I am exporting large dataset from ‘/export’ endpoint of powerpi? For downloading and writing into .pbix file around 800MB it is taking more than 5hrs. How can we reduce it like in minutes?
with requests.get(url, headers=headers, params=params, stream=True) as response:
response.raise_for_status()
with open(pbix_fileName, 'wb') as report_file:
for chunk in response.iter_content(chunk_size=1024 **2): # 1MB chunks
if chunk:
report_file.write(chunk)
report_file.flush()
os.fsync(report_file.fileno())
print("success!")
How rapidly can you do the same thing with curl or wget on the same machine? That’s the lower bound for how quickly this operation can be done, so you need to measure that first.
@AndersMunch I just tried it. For downloading 6MB data it took around 4mins.
with requests.get(url, headers=headers, params=params, stream=True) as response:
response.raise_for_status()
data = b''
with open(pbix_fileName, 'wb') as report_file:
for chunk in response.iter_content(chunk_size=1024 *8*10): # 1MB chunks
if chunk:
report_file.write(chunk)
# report_file.flush()
os.fsync(report_file.fileno())
return "success"
As noted above the use of ‘flush’ and ‘fsync’ will drastically reduce performance, and they should not be necessary. Beyond that, if you still can’t obtain the performance you like, you’ll need to consider one of the ‘async’ HTTP client libraries like requests-threads, httpx, etc. Using those will allow you to overlap reading from the HTTP server and writing to the local file.

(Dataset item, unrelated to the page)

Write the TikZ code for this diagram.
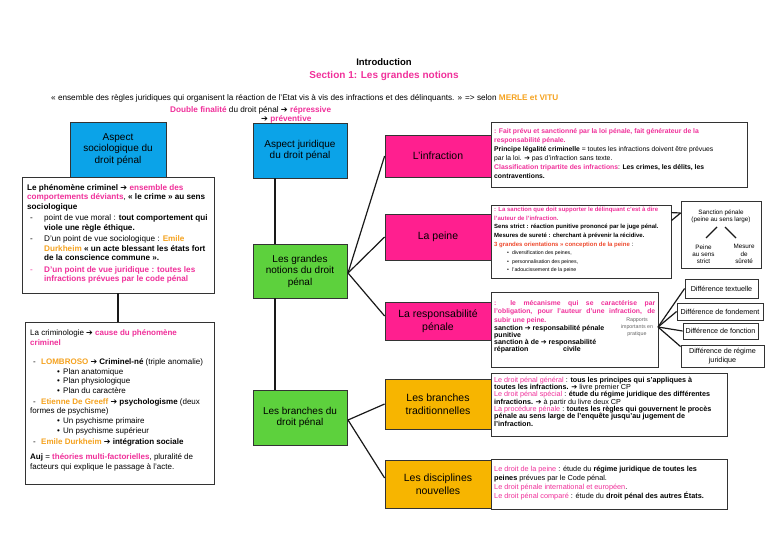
\documentclass[tikz,border=0pt]{standalone}
\usepackage{fontspec}
\setmainfont{Liberation Sans}
\newfontfamily\symf{DejaVu Sans}
\usetikzlibrary{calc}
\definecolor{cblue}{HTML}{0BA3E8}
\definecolor{cgreen}{HTML}{5DD13D}
\definecolor{cpink}{HTML}{FF1F8F}
\definecolor{cgold}{HTML}{F7B500}
\definecolor{tpink}{HTML}{F0309A}
\definecolor{torange}{HTML}{F5A21E}
\definecolor{tred}{HTML}{EE4A2E}
\definecolor{tgray}{HTML}{666666}
\newcommand\harr{{\symf ➔}}
\newcommand\pkb[1]{\textcolor{tpink}{\bfseries #1}}
\newcommand\pkn[1]{\textcolor{tpink}{#1}}
\newcommand\orb[1]{\textcolor{torange}{\bfseries #1}}
\tikzset{
  lab/.style={draw=black!80, line width=0.8pt, align=center, inner sep=1pt},
  colbox/.style={lab, font=\fontsize{10}{11.5}\selectfont},
  catbox/.style={lab, font=\fontsize{10.5}{13}\selectfont},
  tbox/.style={draw=black!80, line width=0.8pt, fill=white, inner sep=0pt},
  txt/.style={inner sep=0pt, anchor=base west},
  conn/.style={line width=1.2pt, black!90},
  dbox/.style={draw=black!80, line width=0.8pt, fill=white, align=center, inner sep=0pt, font=\fontsize{7.2}{9}\selectfont},
  small/.style={inner sep=0pt, align=center, font=\fontsize{6.3}{7.2}\selectfont},
}
\begin{document}
\begin{tikzpicture}[x=1pt,y=-1pt]
\useasboundingbox (0,0) rectangle (768,543);

% header
\node[anchor=base, inner sep=0pt] (title) at (384,66) {\fontsize{9.5}{11}\selectfont\bfseries Introduction};
\node[anchor=base, inner sep=0pt] (sect) at (384,78.5) {\fontsize{10}{12}\selectfont\pkb{Section 1: Les grandes notions}};
\node[txt] (quote) at (51,100.5) {\fontsize{8.2}{10}\selectfont « ensemble des règles juridiques qui organisent la réaction de l'Etat vis à vis des infractions et des délinquants. » => selon \orb{MERLE et VITU}};
\node[txt] (fin) at (170,112) {\fontsize{8.2}{10}\selectfont\pkb{Double finalité} du droit pénal \harr{} \pkb{répressive}};
\node[txt] (prev) at (261,121) {\fontsize{8.2}{10}\selectfont\harr{} \pkb{préventive}};

% left column
\node[colbox, fill=cblue, minimum width=96, minimum height=55] (soc) at (118,149.5) {Aspect\\sociologique du\\droit pénal};
\node[tbox, minimum width=192, minimum height=116] (soct) at (118,235) {};
\node[txt] (soctx) at (27,190.4) {\parbox[t]{190pt}{\raggedright\fontsize{8.15}{9.3}\selectfont
\textbf{Le phénomène criminel \harr} \pkb{ensemble des}\\
\pkb{comportements déviants}, \textbf{« le crime » au sens}\\
\textbf{sociologique}\\[2.4pt]
\makebox[17pt][l]{\hspace{3pt}-}point de vue moral : \textbf{tout comportement qui}\\
\hspace*{17pt}\textbf{viole une règle éthique.}\\[2.4pt]
\makebox[17pt][l]{\hspace{3pt}-}D'un point de vue sociologique : \orb{Emile}\\
\hspace*{17pt}\orb{Durkheim} \textbf{« un acte blessant les états fort}\\
\hspace*{17pt}\textbf{de la conscience commune ».}\\[2.4pt]
\makebox[17pt][l]{\hspace{3pt}\textcolor{tpink}{-}}\pkb{D'un point de vue juridique : toutes les}\\
\hspace*{17pt}\pkb{infractions prévues par le code pénal}}};
\node[tbox, minimum width=189, minimum height=162] (crim) at (119.5,403) {};
\node[txt] (crimx) at (30,335.4) {\parbox[t]{185pt}{\raggedright\fontsize{8}{9.6}\selectfont
La criminologie \harr{} \pkb{cause du phénomène}\\
\pkb{criminel}\\[9.8pt]
\makebox[11pt][l]{\hspace{3pt}-}\orb{LOMBROSO} \textbf{\harr{} Criminel-né} (triple anomalie)\\
\hspace*{27pt}\makebox[6pt][l]{•}Plan anatomique\\
\hspace*{27pt}\makebox[6pt][l]{•}Plan physiologique\\
\hspace*{27pt}\makebox[6pt][l]{•}Plan du caractère\\[1.4pt]
\makebox[11pt][l]{\hspace{3pt}-}\orb{Etienne De Greeff} \textbf{\harr{} psychologisme} (deux\\
formes de psychisme)\\
\hspace*{27pt}\makebox[6pt][l]{•}Un psychisme primaire\\
\hspace*{27pt}\makebox[6pt][l]{•}Un psychisme supérieur\\[2pt]
\makebox[11pt][l]{\hspace{3pt}-}\orb{Emile Durkheim} \textbf{\harr{} intégration sociale}\\[5.6pt]
\textbf{Auj} = \pkb{théories multi-factorielles}, pluralité de\\
facteurs qui explique le passage à l'acte.}};

% middle column
\node[colbox, fill=cblue, minimum width=94, minimum height=55] (jur) at (300,150.5) {Aspect juridique\\du droit pénal};
\node[colbox, fill=cgreen, minimum width=94, minimum height=54] (gn) at (300,271) {Les grandes\\notions du droit\\pénal};
\node[colbox, fill=cgreen, minimum width=94, minimum height=55] (br) at (300,417.5) {Les branches du\\droit pénal};

% category boxes
\node[catbox, fill=cpink, minimum width=106, minimum height=42] (inf) at (438,156) {L'infraction};
\node[catbox, fill=cpink, minimum width=106, minimum height=46] (pei) at (438,237) {La peine};
\node[catbox, fill=cpink, minimum width=106, minimum height=38] (resp) at (438,321) {La responsabilité\\pénale};
\node[catbox, fill=cgold, minimum width=106, minimum height=50] (trad) at (438,404) {Les branches\\traditionnelles};
\node[catbox, fill=cgold, minimum width=106, minimum height=48] (disc) at (438,484) {Les disciplines\\nouvelles};

% infraction text
\node[tbox, minimum width=256, minimum height=65] (inft) at (619,154.5) {};
\node[txt] (inftx) at (494,133) {\parbox[t]{250pt}{\raggedright\fontsize{6.8}{9}\selectfont
\pkb{: Fait prévu et sanctionné par la loi pénale, fait générateur de la}\\
\pkb{responsabilité pénale.}\\
\textbf{Principe légalité criminelle} = toutes les infractions doivent être prévues\\
par la loi. \harr{} pas d'infraction sans texte.\\
\pkb{Classification tripartite des infractions}: \textbf{Les crimes, les délits, les}\\
\textbf{contraventions.}}};

% peine text
\node[tbox, minimum width=180, minimum height=73] (peit) at (581,241.5) {};
\node[txt] (peitx) at (494,211.8) {\parbox[t]{178pt}{\raggedright\fontsize{6}{8.57}\selectfont
\pkb{: La sanction que doit supporter le délinquant c'est à dire}\\
\pkb{l'auteur de l'infraction.}\\
\textbf{Sens strict : réaction punitive prononcé par le juge pénal.}\\
\textbf{Mesures de sureté : cherchant à prévenir la récidive.}\\
\textcolor{tred}{\bfseries 3 grandes orientations » conception de la peine} :\\
{\fontsize{5.2}{8.57}\selectfont\hspace*{13pt}\makebox[5pt][l]{•}diversification des peines,}\\
{\fontsize{5.2}{8.57}\selectfont\hspace*{13pt}\makebox[5pt][l]{•}personnalisation des peines,}\\
{\fontsize{5.2}{8.57}\selectfont\hspace*{13pt}\makebox[5pt][l]{•}l'adoucissement de la peine}}};

% sanction box
\node[tbox, minimum width=80, minimum height=67] (sanc) at (721,234.5) {};
\node[small] (sanct) at (721,216.5) {Sanction pénale\\(peine au sens large)};
\node[small] (ps) at (703.5,254) {Peine\\au sens\\strict};
\node[small] (ms) at (744,254) {Mesure\\de\\sûreté};
\coordinate (sa1) at (717,227);
\coordinate (sa2) at (706,238);
\coordinate (sb1) at (725,227);
\coordinate (sb2) at (736,238);
\draw[conn] (sa1) -- (sa2);
\draw[conn] (sb1) -- (sb2);

% responsabilite text
\node[tbox, minimum width=167, minimum height=75] (respt) at (574.5,329.5) {};
\node[txt] (resptx) at (494,305) {\parbox[t]{165pt}{\fontsize{6.8}{8.5}\selectfont
\makebox[161pt][s]{\pkb{: le mécanisme qui se caractérise par}}\\
\makebox[161pt][s]{\pkb{l'obligation, pour l'auteur d'une infraction, de}}\\
\pkb{subir une peine.}}};
\node[txt] (sancx) at (494,330.4) {\parbox[t]{130pt}{\raggedright\fontsize{7}{6.7}\selectfont\bfseries
sanction \harr{} responsabilité pénale\\
punitive\\[1pt]
sanction à de \harr{} responsabilité\\
\makebox[69pt][l]{réparation}civile}};
\node[small, text=tgray, font=\fontsize{5.3}{6.8}\selectfont] (rapp) at (637,327.5) {Rapports\\importants en\\pratique};

% difference boxes
\node[dbox, minimum width=73, minimum height=19] (d1) at (721.5,288.5) {Différence textuelle};
\node[dbox, minimum width=86, minimum height=17] (d2) at (720,311.5) {Différence de fondement};
\node[dbox, minimum width=75, minimum height=16] (d3) at (720.5,331) {Différence de fonction};
\node[dbox, minimum width=83, minimum height=22] (d4) at (722.5,356) {Différence de régime\\juridique};

% branches text
\node[tbox, minimum width=236, minimum height=63] (tradt) at (609,404.5) {};
\node[txt] (tradtx) at (494,382) {\parbox[t]{232pt}{\raggedright\fontsize{7.2}{7.35}\selectfont
\pkn{Le droit pénal général} : \textbf{tous les principes qui s'appliques à}\\
\textbf{toutes les infractions. \harr} livre premier CP\\
\pkn{Le droit pénal spécial} : \textbf{étude du régime juridique des différentes}\\
\textbf{infractions. \harr} à partir du livre deux CP\\
\pkn{La procédure pénale} : \textbf{toutes les règles qui gouvernent le procès}\\
\textbf{pénale au sens large de l'enquête jusqu'au jugement de}\\
\textbf{l'infraction.}}};

% disciplines text
\node[tbox, minimum width=236, minimum height=50] (disct) at (609,484) {};
\node[txt] (disctx) at (494,471) {\parbox[t]{232pt}{\raggedright\fontsize{7.3}{9}\selectfont
\pkn{Le droit de la peine} : étude du \textbf{régime juridique de toutes les}\\
\textbf{peines} prévues par le Code pénal.\\
\pkn{Le droit pénale international et européen}.\\
\pkn{Le droit pénal comparé} : étude du \textbf{droit pénal des autres États.}}};

% connectors
\draw[conn] (soct.south) -- (crim.north -| soct.south);
\draw[conn] ([xshift=-25pt]jur.south) -- ([xshift=-25pt]gn.north);
\draw[conn] ([xshift=-25pt]gn.south) -- ([xshift=-25pt]br.north);
\coordinate (f1) at (348,273);
\draw[conn] (f1) -- (inf.west);
\draw[conn] (f1) -- (pei.west);
\draw[conn] (f1) -- ([yshift=5pt]resp.west);
\coordinate (f2) at (348,420);
\draw[conn] (f2) -- (trad.west);
\draw[conn] (f2) -- ([yshift=6pt]disc.west);
\draw[conn] ([yshift=-8pt]peit.north east) -- ([yshift=21.5pt]sanc.west);
\draw[conn] ([yshift=-16pt]peit.north east) -- ([yshift=21.5pt]sanc.west);
\coordinate (f3) at (658,327);
\draw[conn] (f3) -- (d1.west);
\draw[conn] (f3) -- (d2.west);
\draw[conn] (f3) -- (d3.west);
\draw[conn] (f3) -- ([yshift=-2pt]d4.north west);
\end{tikzpicture}
\end{document}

@kpfleming Thank you for your quick response. Yes I have tried by removing flush and fsync but still it is taking time. like for downloading 6MB it is taking around 4mins.
@kpfleming I just tried
pbix_fileName = Path(f’{save_path}/{filename}.pbix’)
async def main():
with open(pbix_fileName, 'wb') as f:
headers = {'Authorization': f'Bearer {access_token}'}
async with httpx.AsyncClient() as client:
async with client.stream('GET', url, headers=headers, timeout=None) as r:
async for chunk in r.aiter_bytes():
f.write(chunk)
The code is fine. I can download a random file at 10MB/s using basically the same code. Whatever is slowing you down is specific to your computer or the server you are downloading from.
@AndersMunch But if you are saying about server then I should not be download using powershell as well. Because Im using same machine and same server to downlaod.
Not necessarily. There server could be saying “I recognise powershell, I
will not limit the rate”, but with your script it goes “I have no idea
what this bot is, so I will throttle it”.